Macron was due to attend a ceremony marking the Western allies’ World War Two victory in Europe on Monday. The ceremony in Paris marks the 72nd anniversary of the victory over Nazi Germany in 1945.
Macron’s team successfully skirted several attempts to derail his campaign – by hacking its communications and distributing purportedly leaked documents – that were reminiscent of the hacking of Democratic Party communications during Hillary Clinton’s U.S. election campaign.
Allegations by Macron’s camp that a massive computer hack had compromised emails added last-minute drama on Friday night, just as official campaigning was ending.
While Macron sees France’s way forward in boosting the competitiveness of an open economy, Le Pen wanted to shield French workers by closing borders, quitting the EU’s common currency, the euro, radically loosening the bloc and scrapping trade deals.
Macron will become the eighth – and youngest – president of France’s Fifth Republic when he moves into the Elysee Palace after his inauguration next weekend.
Opinion surveys taken before the second round suggested that his fledgling movement, despite being barely a year old, had a fighting chance of securing the majority he needed.
He plans to blend a big reduction in public spending and a relaxation of labor laws with greater investment in training and a gradual reform of the unwieldy pension system.
A European integrationist and pro-NATO, he is orthodox in foreign and defense policy and shows no sign of wishing to change France’s traditional alliances or reshape its military and peacekeeping roles in the Middle East and Africa.
NEW GENERATION
His election also represents a long-awaited generational change in French politics that have been dominated by the same faces for years.
He will be the youngest leader in the current Group of Seven (G7) major nations and has elicited comparisons with youthful leaders past and present, from Canadian Prime Minister Justin Trudeau to British ex-premier Tony Blair and even the late U.S. president John F. Kennedy.
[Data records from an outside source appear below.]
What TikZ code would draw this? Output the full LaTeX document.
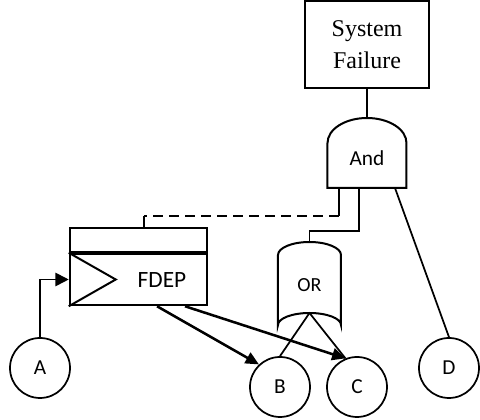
\documentclass[tikz,border=0pt]{standalone}
\usepackage{fontspec}
\setmainfont{Liberation Serif}
\newfontfamily\gatefont{Carlito}
\usetikzlibrary{arrows.meta}

\begin{document}
\begin{tikzpicture}[
   x=0.75pt,y=-0.75pt,
   every node/.style={font=\gatefont\fontsize{16}{18}\selectfont},
   event/.style={draw,line width=1.2pt,rectangle,minimum width=93pt,minimum height=65.25pt,inner sep=0pt,align=center,font=\fontsize{18}{24}\selectfont},
   basic/.style={draw,line width=1.3pt,circle,minimum size=45pt,inner sep=0pt},
   fdepbox/.style={draw,line width=1.9pt,rectangle,minimum width=102.75pt,minimum height=38.25pt,inner sep=0pt},
   fdeptop/.style={draw,line width=1.3pt,rectangle,minimum width=102.75pt,minimum height=18pt,inner sep=0pt,anchor=south},
   gate/.style={line width=1.5pt},
   wire/.style={line width=1.3pt},
   dep/.style={-{Triangle[length=10pt,width=9pt]},line width=1.9pt},
   trig/.style={-{Triangle[length=10pt,width=10pt]},line width=1.3pt}]
\useasboundingbox (0,0) rectangle (480,420);
\node[event] (sys) at (367,44.5) {System\\Failure};
\draw[gate] (327.5,188) -- (327.5,143) arc[start angle=180,end angle=0,x radius=29.625pt,y radius=18.75pt] -- (406.5,188) -- cycle;
\node (and) at (367,158) {And};
\coordinate (and-top) at (367,118);
\coordinate (and-in1) at (339,188);
\coordinate (and-in2) at (359,188);
\coordinate (and-in3) at (395,188);
\draw[gate] (278,325) -- (278,255) arc[start angle=180,end angle=0,x radius=23.625pt,y radius=9.75pt] -- (341,325) arc[start angle=0,end angle=180,x radius=23.625pt,y radius=9pt] -- cycle;
\node[font=\gatefont\fontsize{15}{18}\selectfont] (or) at (309.5,285) {OR};
\coordinate (or-top) at (309.5,242);
\coordinate (or-out) at (309.5,313);
\node[fdepbox] (fdep) at (138.5,279.5) {};
\node[fdeptop] (fdephead) at (fdep.north) {};
\draw[gate] (fdep.north west) -- ([xshift=35.25pt]fdep.west) -- (fdep.south west);
\node[font=\gatefont\fontsize{17.5}{20}\selectfont] (fdeplbl) at (162,280) {FDEP};
\node[basic] (A) at (40,368) {A};
\node[basic] (B) at (280,387) {B};
\node[basic] (C) at (357,387) {C};
\node[basic] (D) at (449,368) {D};
\coordinate (dep-r) at (339,216);
\coordinate (dep-l) at (144,216);
\draw[wire] (sys.south) -- (and-top);
\draw[wire] (and-in1) -- (dep-r);
\draw[wire,dash pattern=on 7.5pt off 4.5pt] (dep-r) -- (dep-l);
\draw[wire] (dep-l) -- (dep-l |- fdephead.north);
\draw[wire] (and-in2) -- ++(0,43) -| (or-top);
\draw[wire] (and-in3) -- (D.north);
\draw[trig] (A.north) |- (fdep.west);
\draw[wire] (or-out) -- (B.north);
\draw[wire] (or-out) -- (C.112);
\draw[dep] ([xshift=13.9pt]fdep.south) -- (B.133);
\draw[dep] ([xshift=34.9pt]fdep.south) -- (C.112);
\end{tikzpicture}
\end{document}
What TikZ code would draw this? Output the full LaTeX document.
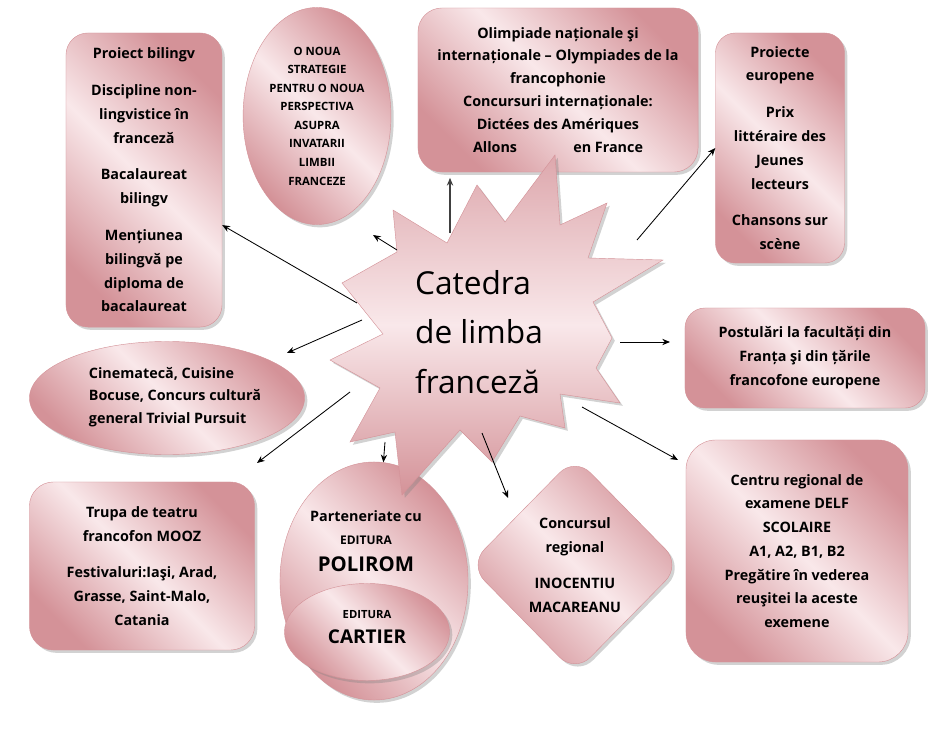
\documentclass[tikz,border=0pt]{standalone}
\usepackage{fontspec}
\setmainfont{Open Sans}
\usetikzlibrary{shapes.geometric,shadows,arrows.meta}
\definecolor{rosedark}{RGB}{212,146,152}
\definecolor{roselight}{RGB}{249,232,234}
\tikzset{
  roz/.style={top color=rosedark, bottom color=rosedark, middle color=roselight,
    shading angle=-45, draw=rosedark, line width=0.3pt,
    drop shadow={shadow xshift=2pt, shadow yshift=-2pt, fill=black!50, opacity=0.35}},
  stea/.style={roz, top color=rosedark!75!roselight, bottom color=rosedark, middle color=roselight},
  casuta/.style={roz, rectangle, align=center, font=\bfseries\fontsize{10.2}{17}\selectfont},
  oval/.style={roz, ellipse, align=center, font=\bfseries\fontsize{10.2}{16}\selectfont},
  sageata/.style={-{Stealth[length=5.5pt,width=4.5pt]}, line width=0.6pt},
}
\begin{document}
\begin{tikzpicture}[x=0.025cm, y=-0.025cm]
 \fill[white] (0,0) rectangle (942,729);
 \useasboundingbox (0,0) rectangle (942,729);

 \node[casuta, rounded corners=0.55cm, minimum width=3.9cm, minimum height=7.35cm] (proiect) at (144,180)
   {Proiect bilingv\\[9pt] Discipline non-\\lingvistice în\\franceză\\[9pt] Bacalaureat\\bilingv\\[9pt] Mențiunea\\bilingvă pe\\diploma de\\bacalaureat};
 \node[oval, minimum width=3.375cm, minimum height=5.425cm, font=\bfseries\fontsize{8.1}{13.2}\selectfont] (strategie) at (317,116)
   {O NOUA\\STRATEGIE\\PENTRU O NOUA\\PERSPECTIVA\\ASUPRA\\INVATARII\\LIMBII\\FRANCEZE};
 \node[casuta, rounded corners=0.6cm, minimum width=7cm, minimum height=4.1cm, font=\bfseries\fontsize{10.2}{16.3}\selectfont] (olimpiade) at (558,90)
   {Olimpiade naționale şi\\internaționale – Olympiades de la\\francophonie\\Concursuri internaționale:\\Dictées des Amériques\\Allons\hspace{40pt}en France};
 \node[casuta, rounded corners=0.5cm, minimum width=3.225cm, minimum height=5.75cm] (europene) at (780,148)
   {Proiecte\\europene\\[9pt] Prix\\littéraire des\\Jeunes\\lecteurs\\[9pt] Chansons sur\\scène};
 \node[casuta, rounded corners=0.5cm, minimum width=6cm, minimum height=2.5cm] (postulari) at (805,358)
   {Postulări la facultăți din\\Franța şi din țările\\francofone europene};
 \node[oval, minimum width=6.875cm, minimum height=2.825cm] (cinemateca) at (167,398) {};
 \node[align=left, font=\bfseries\fontsize{10.2}{16}\selectfont] (cinetext) at (175,397)
   {Cinematecă, Cuisine\\Bocuse, Concurs cultură\\general Trivial Pursuit};
 \node[casuta, rounded corners=0.6cm, minimum width=5.625cm, minimum height=4.2cm] (trupa) at (142,566)
   {Trupa de teatru\\francofon MOOZ\\[9pt] Festivaluri:Iaşi, Arad,\\Grasse, Saint-Malo,\\Catania};
 \node[oval, minimum width=4.7cm, minimum height=5.95cm] (parteneriate) at (374,581) {};
 \node[align=center, font=\bfseries\fontsize{10.2}{16.3}\selectfont] (polirom) at (366,541)
   {Parteneriate cu\\ {\fontsize{8.5}{16.3}\selectfont EDITURA}\\[3pt] {\fontsize{14.5}{16.3}\selectfont POLIROM}};
 \node[oval, minimum width=4.125cm, minimum height=2.425cm] (cartier) at (367,632) {};
 \node[align=center, font=\bfseries\fontsize{8}{18.4}\selectfont] (cartiertext) at (367,627)
   {EDITURA\\ {\fontsize{13.5}{18.4}\selectfont CARTIER}};
 \node[roz, diamond, rounded corners=0.55cm, minimum width=5.3cm, minimum height=5.4cm, align=center,
   font=\bfseries\fontsize{10.2}{17}\selectfont] (concurs) at (575,565)
   {Concursul\\regional\\[9pt] INOCENTIU\\MACAREANU};
 \node[casuta, rounded corners=0.75cm, minimum width=5.55cm, minimum height=5.55cm, font=\bfseries\fontsize{10.2}{16.9}\selectfont] (centru) at (797,551)
   {Centru regional de\\examene DELF\\SCOLAIRE\\A1, A2, B1, B2\\Pregătire în vederea\\reuşitei la aceste\\exemene};

 \path[stea] (555,155) -- (560,225) -- (607,203) -- (588,258) -- (663,260) -- (593,302)
   -- (612,338) -- (596,368) -- (620,403) -- (560,394) -- (565,428) -- (520,416)
   -- (492,462) -- (460,430) -- (402,495) -- (395,432) -- (350,442) -- (380,388)
   -- (330,360) -- (383,334) -- (342,283) -- (397,252) -- (393,210) -- (447,243)
   -- (477,185) -- (505,222) -- cycle;
 \node[font=\fontsize{22.5}{35}\selectfont, align=left] (catedra) at (479,332) {Catedra\\de limba\\franceză};

 \coordinate (sProiect) at (357,303);
 \coordinate (sStrat) at (397,250);
 \coordinate (sOlimp) at (450,233);
 \coordinate (sEurop) at (637,240);
 \coordinate (sPost) at (620,342);
 \coordinate (sCentru) at (582,407);
 \coordinate (sConc) at (482,433);
 \coordinate (sPart) at (385,442);
 \coordinate (sTrupa) at (350,392);
 \coordinate (sCine) at (362,320);
 \coordinate (pStrat) at (373,235);
 \coordinate (pPost) at (670,342);
 \coordinate (pCentru) at (678,460);
 \coordinate (pConc) at (508,498);
 \coordinate (pTrupa) at (257,463);
 \coordinate (pCine) at (287,353);

 \draw[sageata] (sProiect) to (proiect);
 \draw[sageata] (sStrat) to (pStrat);
 \draw[sageata, line width=1pt, black!75] (sOlimp) to ([yshift=-4pt]sOlimp |- olimpiade.south);
 \draw[sageata] (sEurop) to (europene.west);
 \draw[sageata] (sPost) to (pPost);
 \draw[sageata] (sCentru) to (pCentru);
 \draw[sageata] (sConc) to (pConc);
 \draw[sageata] (sPart) to (parteneriate);
 \draw[sageata] (sTrupa) to (pTrupa);
 \draw[sageata] (sCine) to (pCine);
\end{tikzpicture}
\end{document}
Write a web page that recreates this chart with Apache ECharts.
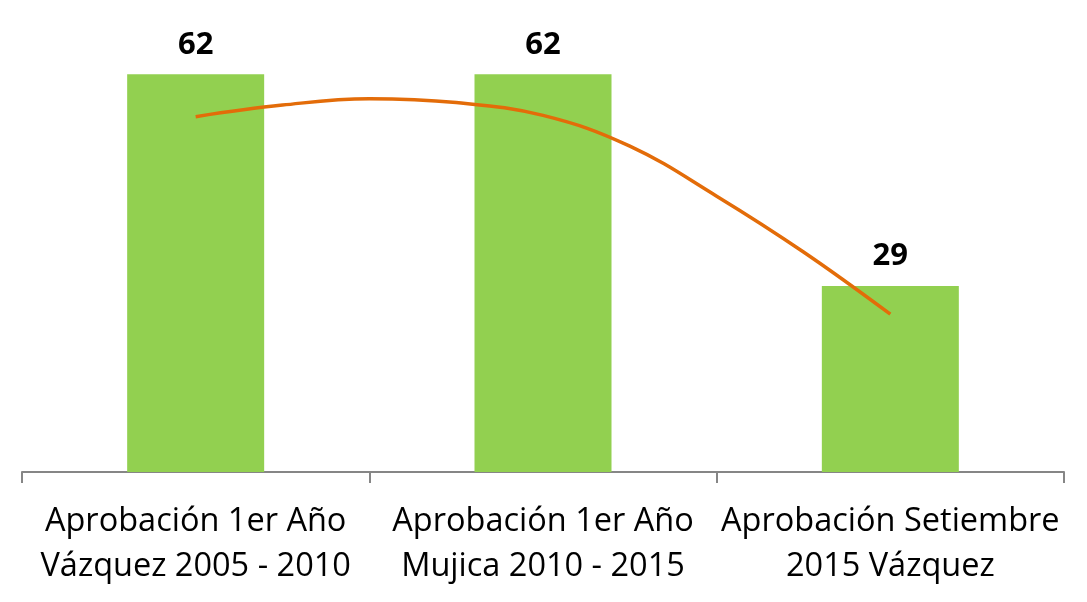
<!DOCTYPE html>
<html>
<head>
    <meta charset="utf-8">
    <title>Aprobacion</title>
    <script src="https://cdn.jsdelivr.net/npm/echarts@6/dist/echarts.min.js"></script>
</head>
<body style="margin:0;background:#fff;">
    <div id="main" style="width:1087px;height:602px;"></div>
    <script type="text/javascript">

    var categories = [
        'Aprobación 1er Año\nVázquez 2005 - 2010',
        'Aprobación 1er Año\nMujica 2010 - 2015',
        'Aprobación Setiembre\n2015 Vázquez'
    ];
    var barValues = [62, 62, 29];

    // trend curve (x in category units, 0 = first bar)
    var trendX = [0, 0.25, 0.5, 0.75, 1.0, 1.25, 1.5, 1.75, 2.0];
    var trendY = [55.4, 57.2, 58.2, 57.6, 55.6, 50.8, 43.0, 34.3, 24.6];

    var trend = [];
    for (var i = 0; i < trendX.length; i++) {
        trend.push([trendX[i], trendY[i]]);
    }

    var myChart = echarts.init(document.getElementById('main'));

    var option = {
        animation: false,
        grid: { left: 22, right: 23, top: 23, bottom: 130 },
        xAxis: [{
            type: 'category',
            data: categories,
            axisLine: { lineStyle: { color: '#868686', width: 2 } },
            axisTick: { show: true, length: 11, lineStyle: { color: '#868686', width: 2 } },
            axisLabel: {
                color: '#000',
                fontFamily: 'Open Sans',
                fontSize: 32.5,
                lineHeight: 45,
                margin: 27,
                interval: 0
            }
        }, {
            type: 'value',
            min: -0.5,
            max: 2.5,
            show: false
        }],
        yAxis: {
            type: 'value',
            min: 0,
            max: 70,
            show: false
        },
        series: [{
            type: 'bar',
            data: barValues,
            barWidth: 137,
            itemStyle: { color: '#92D050' },
            label: {
                show: true,
                position: 'top',
                distance: 14,
                color: '#000',
                fontWeight: 'bold',
                fontFamily: 'Open Sans',
                fontSize: 31
            }
        }, {
            type: 'line',
            xAxisIndex: 1,
            data: trend,
            smooth: 0.4,
            symbol: 'none',
            lineStyle: { color: '#E36C09', width: 3.5 }
        }]
    };

    myChart.setOption(option);
    </script>
</body>
</html>
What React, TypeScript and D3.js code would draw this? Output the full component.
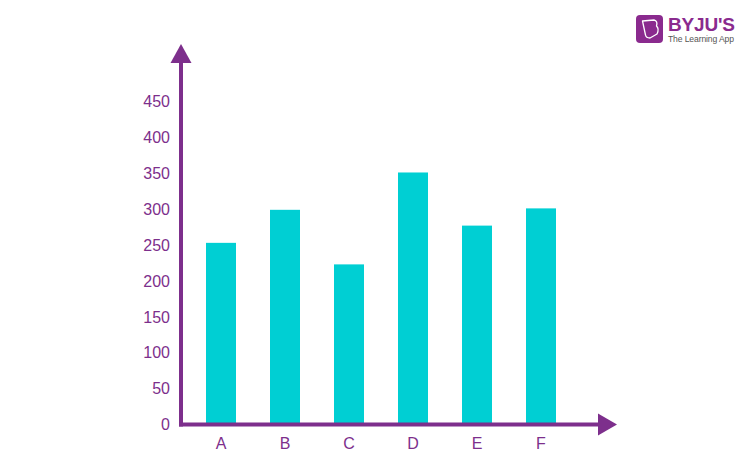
import React from "react";
import * as d3 from "d3";

const categories = ["A", "B", "C", "D", "E", "F"];
const values = [253, 299, 223, 351, 277, 301];
const yTicks = [0, 50, 100, 150, 200, 250, 300, 350, 400, 450];

const PURPLE = "#7d2f8c";
const CYAN = "#00cfd3";

export default function App() {
  const W = 750, H = 473;
  const y = d3.scaleLinear().domain([0, 450]).range([424.5, 101.4]);
  const x = d3
    .scaleBand<string>()
    .domain(categories)
    .range([189, 573])
    .paddingInner(0.53125)
    .paddingOuter(0.265625);

  const axX = 181;
  const axY = y(0);
  const font = "'Liberation Sans', Arial, sans-serif";

  return (
    <svg
      width={W}
      height={H}
      style={{ position: "absolute", left: 0, top: 0, background: "#fff" }}
    >
      {/* bars */}
      {categories.map((c, i) => (
        <rect
          key={c}
          x={x(c)}
          y={y(values[i])}
          width={x.bandwidth()}
          height={axY - y(values[i])}
          fill={CYAN}
        />
      ))}
      {/* axes */}
      <line x1={axX} x2={axX} y1={62} y2={axY + 2} stroke={PURPLE} strokeWidth={4} />
      <polygon points={`${axX},44 ${axX - 10.5},63 ${axX + 10.5},63`} fill={PURPLE} />
      <line x1={axX - 2} x2={599} y1={axY} y2={axY} stroke={PURPLE} strokeWidth={4} />
      <polygon points={`617,${axY} 598,${axY - 11} 598,${axY + 11}`} fill={PURPLE} />
      {/* y tick labels */}
      {yTicks.map((t) => (
        <text
          key={t}
          x={170}
          y={y(t)}
          dy="0.36em"
          textAnchor="end"
          fontFamily={font}
          fontSize={16}
          fill={PURPLE}
        >
          {t}
        </text>
      ))}
      {/* x labels */}
      {categories.map((c) => (
        <text
          key={c}
          x={(x(c) as number) + x.bandwidth() / 2}
          y={449}
          textAnchor="middle"
          fontFamily={font}
          fontSize={16}
          fill={PURPLE}
        >
          {c}
        </text>
      ))}
      {/* logo */}
      <g>
        <rect x={636} y={15} width={27} height={28} rx={4} fill="#8a2a8e" />
        <path
          d="M642.5,21 L654,20 Q658,21 656.5,26 Q659.5,29 657,34 L650,38 Q646,38 645.5,35 Z"
          fill="none"
          stroke="#fff"
          strokeWidth={1.3}
          strokeLinejoin="round"
        />
        <text
          x={668}
          y={30.5}
          fontFamily={font}
          fontWeight="bold"
          fontSize={19}
          fill="#8a2a8e"
          textLength={67}
        >
          BYJU'S
        </text>
        <text
          x={668}
          y={41.5}
          fontFamily={font}
          fontSize={8.6}
          fill="#555"
          textLength={66}
        >
          The Learning App
        </text>
      </g>
    </svg>
  );
}
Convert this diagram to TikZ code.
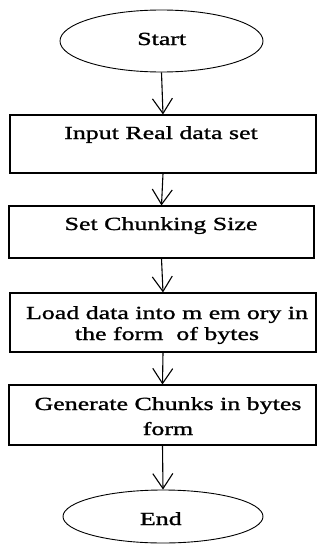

But any idea of a brave new political dawn will be tempered by an abstention rate on Sunday of around 25 percent, the highest this century, and by a record share of blank or spoiled ballots – submitted by more than 11 percent of those who did vote.
Many of those will have been supporters of the far-left maverick Jean-Luc Melenchon, whose high-spending, anti-EU, anti-globalisation platform had many similarities with Le Pen’s.
Melenchon took 19 percent in coming fourth in the first round of the election, and pointedly refused to endorse Macron for the runoff.
France’s biggest labor union, the CFDT, welcomed Macron’s victory but said the National Front’s score was still worryingly high.
“Now, all the anxieties expressed at the ballot by a part of the electorate must be heard,” it said in a statement. “The feeling of being disenfranchised, of injustice, and even abandonment is present among a large number of our citizens.”
The more radical leftist CGT union called for a demonstration on Monday against “liberal” economic policies.
Like Macron, Le Pen will now have to work to try to convert her presidential result into parliamentary seats, in a two-round system that has in the past encouraged voters to cast ballots tactically to keep her out.
She has worked for years to soften the xenophobic associations that clung to the National Front under her father, going so far as to expel him from the party he founded.
On Sunday night, her deputy Florian Philippot distanced the movement even further from him by saying the new, reconstituted party would not be called “National Front”.